Further, the team tours sustainability partner facilities to observe first-hand how their efforts are working. The committee recently toured Hammond Farms in East Lansing, which composts more than 66 tons of unused food from Huntington Place events annually.


According to Turnbore, Huntington Place’s four biggest priorities are waste diversion, energy savings, food waste management, and employee education.

Here are just some of the green initiatives currently in place:

  • Sitting off the Detroit River, Huntington Place HVAC system pumps gray water from the Detroit River through chillers that then send the cool water to various air handlers, providing cooling to zoned areas in the center. This system uses considerably less electricity than conventional air conditioning units.
  • The Huntington Place $279 million facility upgrade incorporates numerous green building components including low-flow restroom and kitchen equipment, energy-efficient HVAC equipment, and a living green roof.
  • Centerplate, the Huntington Place food and beverage provider collects prepared food that has not been served for pick up by Forgotten Harvest, a local nonprofit that delivers the food to pantries, soup kitchens, and shelters throughout Southeastern Michigan.
  • Materials left by events are donated to local agencies for reuse and upcycling.
  • Exhibit halls are equipped with induction lighting that uses 50% less electricity.
  • All main hall lighting and heat/cool settings are computer programmed and managed.
  • Escalators in the building are energy efficient, Kone EcoMod units. Escalators operate based on occupancy and event needs.
  • All in-house contractors participate in center recycling and green initiatives.
  • The Huntington Place housekeeping staff uses products that are environmentally safe and nontoxic.


When asked what drives Turnbore and the team he says simply, “It’s about bettering the workplace and ensuring that we are working together todo our part to preserve the future.”

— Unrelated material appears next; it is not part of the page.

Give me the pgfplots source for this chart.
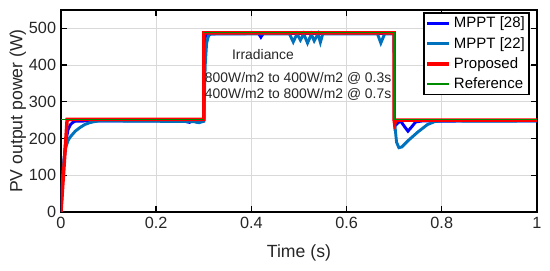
\documentclass[border=0pt]{standalone}
\usepackage{pgfplots}
\pgfplotsset{compat=1.18}
\usepackage{fontspec}
\setmainfont{Liberation Sans}
\definecolor{mblue}{RGB}{0,0,255}
\definecolor{lblue}{RGB}{0,114,189}
\definecolor{pred}{RGB}{255,0,0}
\definecolor{rgreen}{RGB}{0,140,0}
\definecolor{txt}{RGB}{38,38,38}
\begin{document}
\begin{tikzpicture}
\useasboundingbox (-43.9pt,-42.5pt) rectangle (352.1pt,152.6pt);
\begin{axis}[scale only axis, width=342.7pt, height=145.4pt,
  xmin=0, xmax=1, ymin=0, ymax=550,
  xtick={0,0.2,0.4,0.6,0.8,1}, ytick={0,100,200,300,400,500},
  grid=major, grid style={black!15, line width=0.8pt},
  axis line style={line width=1.1pt},
  tick style={black, line width=1pt}, major tick length=4pt,
  tick label style={font=\fontsize{11.7}{12}\selectfont, text=txt},
  /pgf/number format/assume math mode=true,
  xticklabel style={/pgf/number format/fixed},
  xlabel={Time (s)}, ylabel={PV output power (W)},
  label style={font=\fontsize{12.7}{13}\selectfont, text=txt},
  xlabel style={at={(axis description cs:0.5,-0.203)}, anchor=center},
  ylabel style={at={(axis description cs:-0.0905,0.5)}, anchor=center},
  legend cell align=left,
  legend style={at={(0.985,0.99)}, anchor=north east, draw=black, line width=1.2pt,
    font=\fontsize{10.8}{12}\selectfont, inner sep=1pt, row sep=1.2pt, fill=white},
  legend image code/.code={\draw[mark repeat=2,mark phase=2] plot coordinates {(0cm,0cm)(0.28cm,0cm)(0.56cm,0cm)};},
]
\addplot[mblue, line width=2.1pt] coordinates {
(0,0)(0.005,120)(0.01,190)(0.015,225)(0.02,238)(0.025,244)(0.03,247)(0.06,248)(0.1,248)(0.2,248)(0.26,247)(0.27,244)(0.275,248)(0.285,245)(0.29,248)(0.3,248)
(0.302,470)(0.305,485)(0.4,486)(0.415,486)(0.42,476)(0.425,486)(0.5,486)(0.6,486)(0.7,486)
(0.7005,250)(0.703,236)(0.708,243)(0.714,247)(0.722,232)(0.729,220)(0.737,232)(0.745,245)(0.76,248)(0.8,247)(0.85,248)(1,248)};
\addlegendentry{MPPT [28]}
\addplot[lblue, line width=2.1pt] coordinates {
(0,0)(0.003,80)(0.006,140)(0.01,175)(0.015,195)(0.02,205)(0.03,220)(0.04,230)(0.05,238)(0.06,243)(0.07,246)(0.08,248)(0.2,247)(0.28,246)(0.29,243)(0.3,247)
(0.303,400)(0.306,460)(0.31,480)(0.315,485)(0.48,485)(0.488,463)(0.496,485)(0.503,468)(0.51,485)(0.518,460)(0.526,484)(0.532,466)(0.54,485)(0.545,462)(0.55,485)(0.665,485)(0.672,460)(0.68,485)(0.7,485)
(0.7005,250)(0.705,190)(0.71,175)(0.716,177)(0.73,195)(0.75,218)(0.77,238)(0.785,246)(0.8,248)(0.9,247)(1,248)};
\addlegendentry{MPPT [22]}
\addplot[pred, line width=2.5pt] coordinates {
(0,0)(0.013,252)(0.3,252)(0.3,488)(0.7,488)(0.7,250)(0.701,240)(0.704,250)(1,250)};
\addlegendentry{Proposed}
\addplot[rgreen, line width=0.8pt] coordinates {
(0,252)(0.3,252)(0.3,488)(0.7,488)(0.7,252)(1,252)};
\addlegendentry{Reference}
\node[anchor=west, inner sep=0pt, font=\fontsize{10}{12}\selectfont, text=txt] at (axis cs:0.359,428) {Irradiance};
\node[anchor=west, inner sep=0pt, font=\fontsize{10}{12}\selectfont, text=txt] at (axis cs:0.302,365) {800W/m2 to 400W/m2 @ 0.3s};
\node[anchor=west, inner sep=0pt, font=\fontsize{10}{12}\selectfont, text=txt] at (axis cs:0.302,319) {400W/m2 to 800W/m2 @ 0.7s};
\end{axis}
\end{tikzpicture}
\end{document}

It’s also about collaboration. To that end, Huntington partners with other businesses and nonprofits to assist in launching their green initiatives. Currently, they are working with the Detroit Institute of Arts.

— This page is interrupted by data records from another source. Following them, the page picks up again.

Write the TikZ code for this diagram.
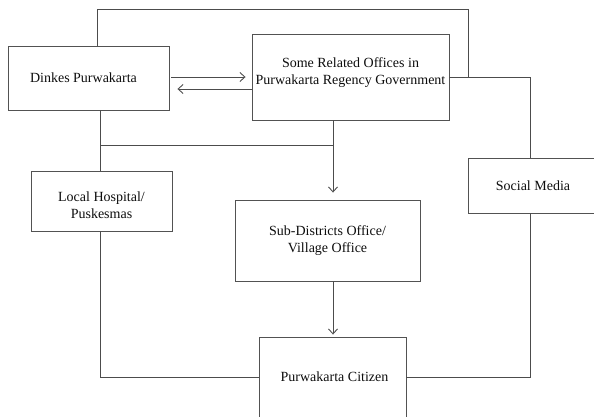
\documentclass[tikz,border=0pt]{standalone}
\usepackage{fontspec}
\setmainfont{Liberation Serif}
\usetikzlibrary{arrows.meta,calc}
\begin{document}
\begin{tikzpicture}[x=1pt,y=-1pt,
  box/.style={draw=black!68, line width=0.9pt, rectangle, inner sep=0pt},
  txt/.style={align=center, text=black!95, font=\fontsize{14}{16.5}\selectfont},
  conn/.style={draw=black!70, line width=0.9pt},
  arr/.style={conn, -{Straight Barb[length=5pt,width=9pt]}}]
\useasboundingbox (0,0) rectangle (594,416);
\clip (0,0) rectangle (594,416);
% boxes
\node[box, minimum width=161pt, minimum height=64pt,
  label={[txt, name=dinkesT, xshift=-5pt]center:Dinkes Purwakarta}] (dinkes) at (88.5,78) {};
\node[box, minimum width=197pt, minimum height=86pt,
  label={[txt, name=relatedT, yshift=4.5pt]center:{Some Related Offices in\\Purwakarta Regency Government}}] (related) at (350.5,77) {};
\node[box, minimum width=141pt, minimum height=60pt,
  label={[txt, name=localT, yshift=-4pt]center:{Local Hospital/\\Puskesmas}}] (local) at (101.5,201) {};
\node[box, minimum width=185pt, minimum height=81pt,
  label={[txt, name=subT]center:{Sub-Districts Office/\\Village Office}}] (sub) at (327.5,240.5) {};
\node[box, minimum width=130pt, minimum height=55pt,
  label={[txt, name=socialT]center:Social Media}] (social) at (533,185.5) {};
\node[box, minimum width=147pt, minimum height=80pt,
  label={[txt, name=citizenT, xshift=2pt]center:Purwakarta Citizen}] (citizen) at (332.5,377) {};
% helper coordinates
\coordinate (loopL) at (97,9);
\coordinate (loopR) at (468,9);
\coordinate (jn) at (468,77);
\coordinate (smx) at (530,77);
\coordinate (dx) at (100,145);
\coordinate (rx) at (333,145);
% connectors
\draw[conn] (dinkes.north -| loopL) -- (loopL) -- (loopR) -- (jn);
\draw[conn] (related.east) -- (smx) -- (smx |- social.north);
\draw[arr, shorten <=2pt, shorten >=6pt] (dinkes.east |- related.west) -- (related.west);
\draw[arr, shorten >=8pt] ([yshift=-12pt]related.west) -- ([yshift=-12pt]related.west -| dinkes.east);
\draw[conn] (dinkes.south -| dx) -- (local.north -| dx);
\draw[conn] (dx) -- (rx);
\draw[arr, shorten >=7pt] (related.south -| rx) -- (sub.north -| rx);
\draw[arr, shorten >=2pt] (sub.south -| rx) -- (citizen.north -| rx);
\draw[conn] (local.south -| dx) -- (dx |- citizen.west) -- (citizen.west);
\draw[conn] (social.south -| smx) -- (smx |- citizen.east) -- (citizen.east);
\end{tikzpicture}
\end{document}
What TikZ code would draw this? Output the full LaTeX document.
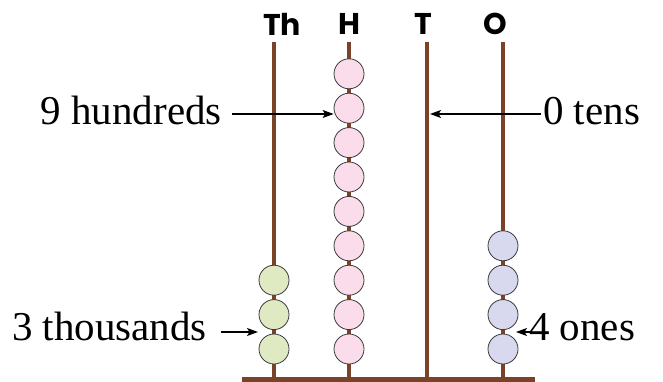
\documentclass[tikz,border=0pt]{standalone}
\usepackage{fontspec}
\setmainfont{Liberation Serif}
\newfontfamily\placefont{Poppins}
\usetikzlibrary{arrows.meta}
\definecolor{rodbrown}{HTML}{7A4226}
\definecolor{beadline}{HTML}{3A3A3A}
\definecolor{thgreen}{HTML}{E0EAC2}
\definecolor{hpink}{HTML}{FADCEA}
\definecolor{olilac}{HTML}{D8D8EE}
\begin{document}
\begin{tikzpicture}[x=1pt,y=-1pt,
  rod/.style={draw=rodbrown, line width=4.5pt},
  bead/.style={circle, draw=beadline, line width=0.8pt, minimum size=30pt, inner sep=0pt},
  caption/.style={font=\fontsize{41}{41}\selectfont, inner sep=0pt},
  place/.style={font=\placefont\bfseries\fontsize{30}{30}\selectfont, inner sep=0pt},
  pointer/.style={-{Stealth[length=11pt,width=8pt,inset=2.5pt]}, line width=1.1pt}]
\useasboundingbox (0,0) rectangle (663,382);

% rods and base bar
\coordinate (thTop) at (274,42);  \coordinate (thBot) at (274,379);
\coordinate (hTop)  at (349,42);  \coordinate (hBot)  at (349,379);
\coordinate (tTop)  at (427,42);  \coordinate (tBot)  at (427,379);
\coordinate (oTop)  at (503,42);  \coordinate (oBot)  at (503,379);
\coordinate (baseL) at (242,379); \coordinate (baseR) at (535,379);
\foreach \r in {th,h,t,o} \draw[rod] (\r Top) -- (\r Bot);
\draw[rod, line width=5pt] (baseL) -- (baseR);

% column headings
\node[place] (thHead) at (282,24) {Th};
\node[place] (hHead)  at (349,24) {H};
\node[place] (tHead)  at (423,24) {T};
\node[place] (oHead)  at (495,24) {O};

% beads, counted from the bottom
\foreach \i in {1,...,3} \node[bead, fill=thgreen] (th\i) at (274,{349-34.4*(\i-1)}) {};
\foreach \i in {1,...,9} \node[bead, fill=hpink]   (h\i)  at (349,{349-34.4*(\i-1)}) {};
\foreach \i in {1,...,4} \node[bead, fill=olilac]  (o\i)  at (503,{349-34.4*(\i-1)}) {};

% captions and pointers
\node[caption, anchor=base east] (hundreds)  at (222,125) {9 hundreds};
\node[caption, anchor=base west] (tens)      at (543,125) {0 tens};
\node[caption, anchor=base east] (thousands) at (207,340) {3 thousands};
\node[caption, anchor=base west] (ones)      at (529,340) {4 ones};

\coordinate (hStart)  at (232,114);
\coordinate (tStart)  at (541,114);
\coordinate (tHit)    at (430,114);
\coordinate (thStart) at (221,332);
\coordinate (thHit)   at (258,332);
\coordinate (oStart)  at (530,332);
\coordinate (oHit)    at (516,332);
\draw[pointer] (hStart) -- (h8.west |- hStart);
\draw[pointer] (tStart) -- (tHit);
\draw[pointer] (thStart) -- (thHit);
\draw[pointer] (oStart) -- (oHit);
\end{tikzpicture}
\end{document}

Other local agencies the center has partnered with to receive materials to reuse and upcycle can be found here.


The team has set a goal to achieve LEED Platinum Certification. Turnbore says, “We are putting our foot on the pedal to re-certify in the next year or so and it’s ambitious.”

“In the end, it’s about spreading the efforts,” Turnbore says. “Employees here take these practices out into the community with them, into their homes and the places they visit. Sustainability spreads in this way, and that’s a terrific thing.”